Most cloud-based advocacy providers require organizational verification during account setup. You’ll typically need your Employer Identification Number, the nine-digit federal tax ID issued by the IRS that identifies your organization for tax filing and reporting purposes.13Internal Revenue Service. About Form SS-4 – Application for Employer Identification Number You’ll also need to identify your legislative targets so the platform can route messages to the correct committees and offices.
Email deliverability depends on proper domain authentication. You’ll configure SPF, DKIM, and DMARC records for your sending domain, which tells recipient email servers that your messages are legitimate rather than spam. API tokens connect your CRM to the mass-emailing server and to any third-party tools like SMS platforms or donation processors. Monthly subscription costs vary widely based on list size and feature set, with most platforms charging between a few hundred and several thousand dollars per month for a full-featured advocacy suite.
Once everything is configured, campaign deployment happens through a centralized dashboard. You build the action alert, select the target legislators, choose your channels (email, phone, text, social), and set the delivery schedule. A final confirmation screen lets you verify the target list and message content before launch. Experienced organizers treat this screen like a pilot’s preflight checklist: one wrong zip-code filter can send a message about a California water bill to supporters in Florida.

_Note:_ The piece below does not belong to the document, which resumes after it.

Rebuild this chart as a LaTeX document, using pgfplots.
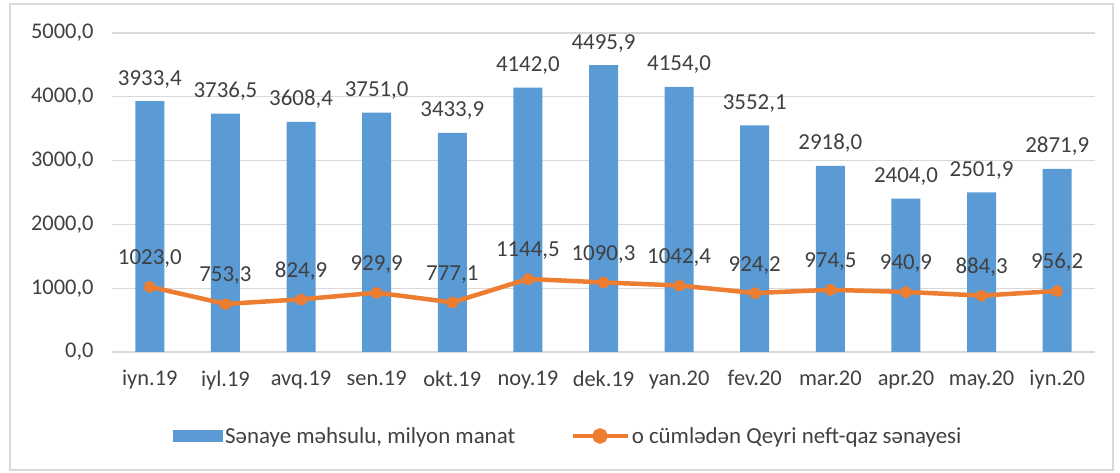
\documentclass[border=0pt]{standalone}
\usepackage{fontspec}
\setmainfont{Carlito}
\usepackage{pgfplots}
\pgfplotsset{compat=1.18}
\definecolor{barblue}{RGB}{91,155,213}
\definecolor{lineor}{RGB}{237,125,49}
\definecolor{gridg}{RGB}{217,217,217}
\definecolor{txtg}{RGB}{64,64,64}
\begin{document}
\begin{tikzpicture}[x=1bp,y=1bp]
\useasboundingbox (0,0) rectangle (1120,473);
\draw[gridg, line width=1.2bp] (10,3) rectangle (1113,469);
\begin{axis}[
  at={(112bp,121bp)}, anchor=south west,
  scale only axis, width=983bp, height=319bp,
  xmin=-0.5, xmax=12.5, ymin=0, ymax=5000,
  xtick={0,...,12},
  xticklabels={iyn.19,iyl.19,avq.19,sen.19,okt.19,noy.19,dek.19,yan.20,fev.20,mar.20,apr.20,may.20,iyn.20},
  ytick={0,1000,...,5000},
  ymajorgrids, grid style={gridg, line width=1.2bp},
  axis line style={draw=none},
  major tick length=0pt,
  tick label style={font=\fontsize{22.5}{26}\selectfont, text=txtg},
  /pgf/number format/.cd, use comma, fixed, fixed zerofill, precision=1, 1000 sep={}, assume math mode=true,
  /pgfplots/.cd,
  yticklabel style={xshift=-15bp},
  xticklabel style={yshift=-15bp},
  legend style={at={(0.062,-0.2633)}, anchor=west, draw=none, fill=none, inner sep=0pt,
    font=\fontsize{23}{26}\selectfont, text=txtg,
    nodes={inner xsep=2bp},
    legend columns=2, /tikz/every even column/.append style={column sep=53bp}},
  legend cell align=left,
]
\addplot[ybar, bar width=29bp, fill=barblue, draw=none,
  nodes near coords,
  every node near coord/.append style={anchor=base, yshift=16bp, font=\fontsize{23}{26}\selectfont, text=txtg},
  legend image code/.code={\fill[barblue] (0bp,-6bp) rectangle (50bp,6bp);}]
coordinates {(0,3933.4) (1,3736.5) (2,3608.4) (3,3751.0) (4,3433.9) (5,4142.0) (6,4495.9) (7,4154.0) (8,3552.1) (9,2918.0) (10,2404.0) (11,2501.9) (12,2871.9)};
\addlegendentry{Sənaye məhsulu, milyon manat}
\addplot[lineor, line width=4.5bp, mark=*, mark size=5.5bp, mark options={fill=lineor, draw=lineor, line width=0pt},
  nodes near coords,
  every node near coord/.append style={anchor=base, yshift=22bp, font=\fontsize{23}{26}\selectfont, text=txtg},
  legend image code/.code={\draw[lineor, line width=4.5bp] (0bp,0bp) -- (55bp,0bp); \fill[lineor] (27.5bp,0bp) circle (5.5bp);}]
coordinates {(0,1023.0) (1,753.3) (2,824.9) (3,929.9) (4,777.1) (5,1144.5) (6,1090.3) (7,1042.4) (8,924.2) (9,974.5) (10,940.9) (11,884.3) (12,956.2)};
\addlegendentry{o cümlədən Qeyri neft-qaz sənayesi}
\end{axis}
\end{tikzpicture}
\end{document}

After launch, the dashboard shows real-time delivery data: how many emails were opened, how many calls connected, which legislative offices received correspondence, and which messages bounced. Bounced emails and disconnected phone numbers get flagged for removal so they don’t drag down your deliverability in future sends. Incoming replies from legislative staff are tracked as well, giving organizers a window into which offices are responsive and which need follow-up pressure. All of this data feeds back into the CRM, refining your supporter profiles and making each subsequent campaign sharper than the last.